Pero la cinta que con mayor poder de evocación captura la experiencia kafkiana es, sin lugar a dudas, la emblemática El proceso, de Orson Welles. Su reparto, de primer orden, incluye a Anthony Perkins en el papel de Josef K., a Jeanne Moreau, Romy Schneider, Suzanne Flon, Madeleine Robinson, y al propio Welles en una interpretación memorable. El año de filmación es 1962, las repercusiones de la Guerra Fría y del macartismo están todavía presentes, y el niño prodigio de Hollywood se deleita tomando la novela de Kafka como mero punto de partida para su propia visión apocalíptica.
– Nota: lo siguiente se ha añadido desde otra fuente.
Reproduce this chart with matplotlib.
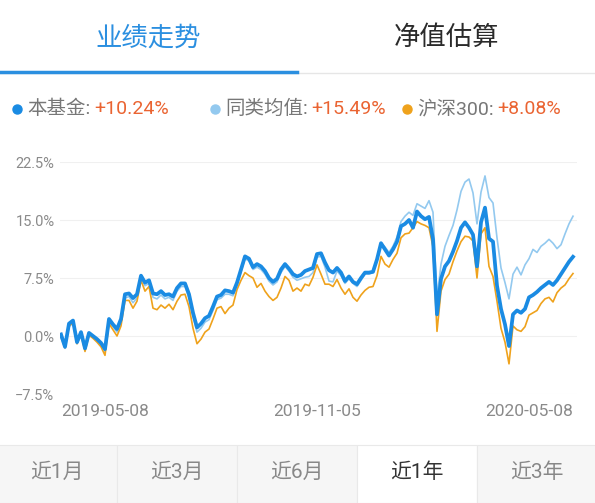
import matplotlib.pyplot as plt
import numpy as np
from matplotlib.lines import Line2D
from matplotlib.patches import Rectangle

plt.rcParams['font.family'] = ['Roboto', 'Noto Sans CJK SC', 'DejaVu Sans']

# 累计收益率 (%) - 约每两个交易日一个点
fund = [0.2, -1.4, 1.6, 2.0, -0.8, 0.5, -1.6, 0.4, 0.0, -0.4,
        -0.9, -1.7, 2.2, 1.5, 0.9, 2.2, 5.4, 5.5, 4.9, 5.4,
        7.8, 6.9, 7.2, 5.5, 5.4, 5.8, 5.3, 5.4, 5.1, 6.2,
        6.8, 6.8, 5.4, 3.0, 1.1, 1.6, 2.3, 2.6, 3.8, 5.1,
        5.3, 5.9, 5.8, 5.6, 6.9, 8.6, 10.3, 10.0, 8.9, 9.3,
        9.0, 8.4, 7.5, 7.0, 7.4, 8.6, 9.3, 8.7, 8.0, 7.7,
        7.9, 8.4, 8.6, 8.8, 10.6, 10.7, 9.5, 8.5, 8.2, 8.8,
        8.2, 7.1, 7.7, 7.0, 6.7, 7.5, 8.2, 8.2, 8.3, 9.9,
        12.0, 11.2, 10.4, 11.2, 12.2, 14.2, 14.5, 15.0, 14.0, 16.1,
        15.5, 15.1, 15.4, 12.5, 2.8, 7.4, 9.0, 9.7, 10.9, 12.3,
        14.0, 14.7, 14.0, 13.1, 9.0, 14.7, 16.6, 12.6, 12.2, 6.5,
        3.5, 1.5, -1.3, 2.8, 3.3, 3.0, 3.5, 5.0, 5.3, 5.7,
        6.2, 6.6, 7.0, 6.6, 7.2, 8.0, 8.8, 9.6, 10.24]

peers = [-0.2, -1.6, 1.2, 1.7, -1.0, 0.3, -1.8, 0.2, -0.2, -0.6,
         -1.1, -2.0, 1.8, 1.2, 0.5, 1.8, 4.9, 5.1, 4.3, 4.9,
         7.5, 6.5, 6.8, 5.0, 4.8, 5.3, 4.8, 5.0, 4.6, 5.8,
         6.4, 6.4, 4.9, 2.5, 0.5, 1.0, 1.8, 2.1, 3.3, 4.7,
         4.9, 5.4, 5.4, 5.2, 6.5, 8.3, 10.0, 9.7, 8.6, 8.9,
         8.6, 8.0, 7.1, 6.6, 7.0, 8.2, 9.0, 8.4, 7.6, 7.2,
         7.4, 7.6, 7.7, 8.2, 10.2, 10.3, 8.9, 7.1, 7.0, 8.4,
         7.8, 6.8, 7.4, 6.8, 6.4, 7.2, 8.0, 8.0, 8.2, 9.8,
         12.0, 11.5, 10.8, 11.6, 12.8, 14.8, 15.5, 16.0, 15.6, 17.1,
         16.8, 16.5, 17.5, 16.0, 4.7, 9.3, 11.6, 13.0, 14.3, 16.3,
         18.7, 19.9, 20.3, 18.5, 14.5, 18.6, 20.7, 17.9, 17.2, 12.7,
         8.8, 6.9, 4.8, 8.0, 8.9, 7.9, 9.2, 10.0, 11.2, 10.8,
         11.6, 12.0, 12.5, 12.0, 11.3, 11.8, 13.2, 14.5, 15.49]

hs300 = [0.0, -1.5, 1.3, 1.7, -1.0, 0.2, -2.0, 0.1, -0.3, -0.8,
         -1.4, -2.5, 1.6, 0.8, 0.0, 1.3, 4.6, 4.6, 3.6, 4.5,
         7.2, 5.8, 6.4, 3.6, 3.4, 4.0, 3.6, 4.1, 3.4, 4.5,
         5.3, 5.4, 3.8, 1.0, -1.0, -0.4, 0.5, 0.9, 2.2, 3.6,
         3.8, 2.9, 3.6, 4.0, 6.0, 7.2, 8.2, 7.8, 7.5, 6.3,
         6.8, 5.8, 5.1, 4.6, 5.0, 6.2, 7.7, 7.2, 5.8, 6.2,
         5.8, 6.7, 6.5, 7.6, 9.2, 8.0, 6.7, 6.7, 6.4, 7.3,
         6.2, 5.4, 6.1, 5.0, 4.5, 5.3, 5.9, 6.3, 6.4, 7.8,
         10.3, 9.3, 8.9, 9.9, 10.7, 12.7, 13.2, 13.3, 14.0, 14.8,
         14.5, 14.3, 14.0, 11.5, 0.6, 5.8, 7.3, 8.0, 9.6, 11.0,
         12.2, 12.9, 12.8, 12.3, 7.5, 13.2, 14.0, 9.0, 7.7, 4.5,
         1.0, -0.8, -3.6, 1.3, 0.8, 0.6, 1.2, 2.7, 3.0, 3.3,
         4.2, 4.8, 5.0, 4.4, 5.6, 6.2, 6.6, 7.4, 8.08]

series_names = ['本基金', '同类均值', '沪深300']
series_returns = ['+10.24%', '+15.49%', '+8.08%']
date_labels = ['2019-05-08', '2019-11-05', '2020-05-08']
y_ticks = [-7.5, 0.0, 7.5, 15.0, 22.5]
y_labels = ['−7.5%', '0.0%', '7.5%', '15.0%', '22.5%']
top_tabs = ['业绩走势', '净值估算']
range_tabs = ['近1月', '近3月', '近6月', '近1年', '近3年']

c_fund = '#1a8be3'
c_peer = '#93c9ef'
c_hs = '#efa21c'
c_red = '#ea6432'

W, H = 595, 503
fig = plt.figure(figsize=(W / 100, H / 100), dpi=100)

def fx(px):
    return px / W

def fy(py):
    return 1 - py / H

# 图表区域
ax = fig.add_axes([fx(60), fy(394), fx(577) - fx(60), fy(162) - fy(394)])
x = np.arange(len(fund))
ax.plot(x, peers, color=c_peer, lw=1.2, zorder=2)
ax.plot(x, hs300, color=c_hs, lw=1.2, zorder=3)
ax.plot(x, fund, color=c_fund, lw=2.7, zorder=4)

ax.set_xlim(-0.25, len(fund) - 1 + 1)
ax.set_ylim(-7.5, 22.5)
ax.set_yticks(y_ticks)
ax.set_yticklabels(y_labels)
ax.grid(axis='y', color='#f0f0f0', lw=0.8)
ax.set_axisbelow(True)
for s in ax.spines.values():
    s.set_visible(False)
ax.tick_params(axis='y', length=0, pad=4, labelsize=10.5, labelcolor='#8a8a8a')

n = len(fund)
ax.set_xticks([0, (n - 1) / 2, n - 1])
ax.set_xticklabels(date_labels)
ax.tick_params(axis='x', length=0, pad=7, labelsize=12.5, labelcolor='#8a8a8a')
for lab, ha in zip(ax.get_xticklabels(), ['left', 'center', 'right']):
    lab.set_horizontalalignment(ha)

# 顶部标签页
fig.text(fx(148), fy(38), top_tabs[0], fontsize=19, color='#2b8fe0', ha='center', va='center')
fig.text(fx(447), fy(38), top_tabs[1], fontsize=19, color='#2a2a2a', ha='center', va='center')
fig.add_artist(Line2D([0, 1], [fy(73), fy(73)], transform=fig.transFigure, color='#e6e6e6', lw=1))
fig.add_artist(Line2D([0, fx(297)], [fy(72), fy(72)], transform=fig.transFigure, color='#2b8fe0', lw=2.5))

# 图例：名称后紧跟收益率
renderer = fig.canvas.get_renderer()
legend_pos = [(17, 27), (215, 225), (407, 417)]
for (dot_x, name_x), name, ret, col in zip(legend_pos, series_names, series_returns, [c_fund, c_peer, c_hs]):
    fig.add_artist(Line2D([fx(dot_x)], [fy(109)], transform=fig.transFigure, marker='o',
                          ms=6.5, color=col, lw=0))
    t = fig.text(fx(name_x), fy(109), name + ':', fontsize=14, color='#777777', ha='left', va='center')
    end_px = t.get_window_extent(renderer).x1
    fig.text(fx(end_px + 4), fy(109), ret, fontsize=14, color=c_red, ha='left', va='center')

# 底部时间区间
tab_w = 120
for i, t in enumerate(range_tabs):
    selected = t == '近1年'
    x0 = -3 + i * tab_w
    fig.patches.append(Rectangle((fx(x0), 0), fx(tab_w), fy(445), transform=fig.transFigure,
                                 facecolor='white' if selected else '#f6f6f6',
                                 edgecolor='#e9e9e9', lw=0.8))
    fig.text(fx(x0 + tab_w / 2), fy(472), t, fontsize=15,
             color='#333333' if selected else '#888888', ha='center', va='center')

fig.savefig('out.png', dpi=100)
Los escenarios anuncian el fin del mundo, las calles desiertas de Zagreb y, en París, los restos de la estación de trenes de Orsay, hoy museo, pero en aquel entonces un laberinto de herrumbres y escombros.
K. busca frenéticamente la manera de dilucidar el misterio de su detención, las incongruencias de su proceso, la identidad fantasmal de sus compañeros acusados, la naturaleza de sus ejecutantes y, con mayor denuedo, la de su propio abogado defensor (Welles), quien sólo parece precipitarlo al vacío. Una comedia negra, tal vez la obra más pesimista del autor de El ciudadano Kane (1941). Y justamente en ello radica el problema de la cinta. Como concluye Guillermo Cabrera Infante: “Welles cometió un crimen sin perdón y para el que el castigo vendría antes que el veredicto. Redujo toda la ambigüedad de la novela a la desaforada realidad de una pesadilla […] De cierta manera, una película muy anterior suya, La dama de Shanghái (1947), resulta más kafkiana que El proceso”.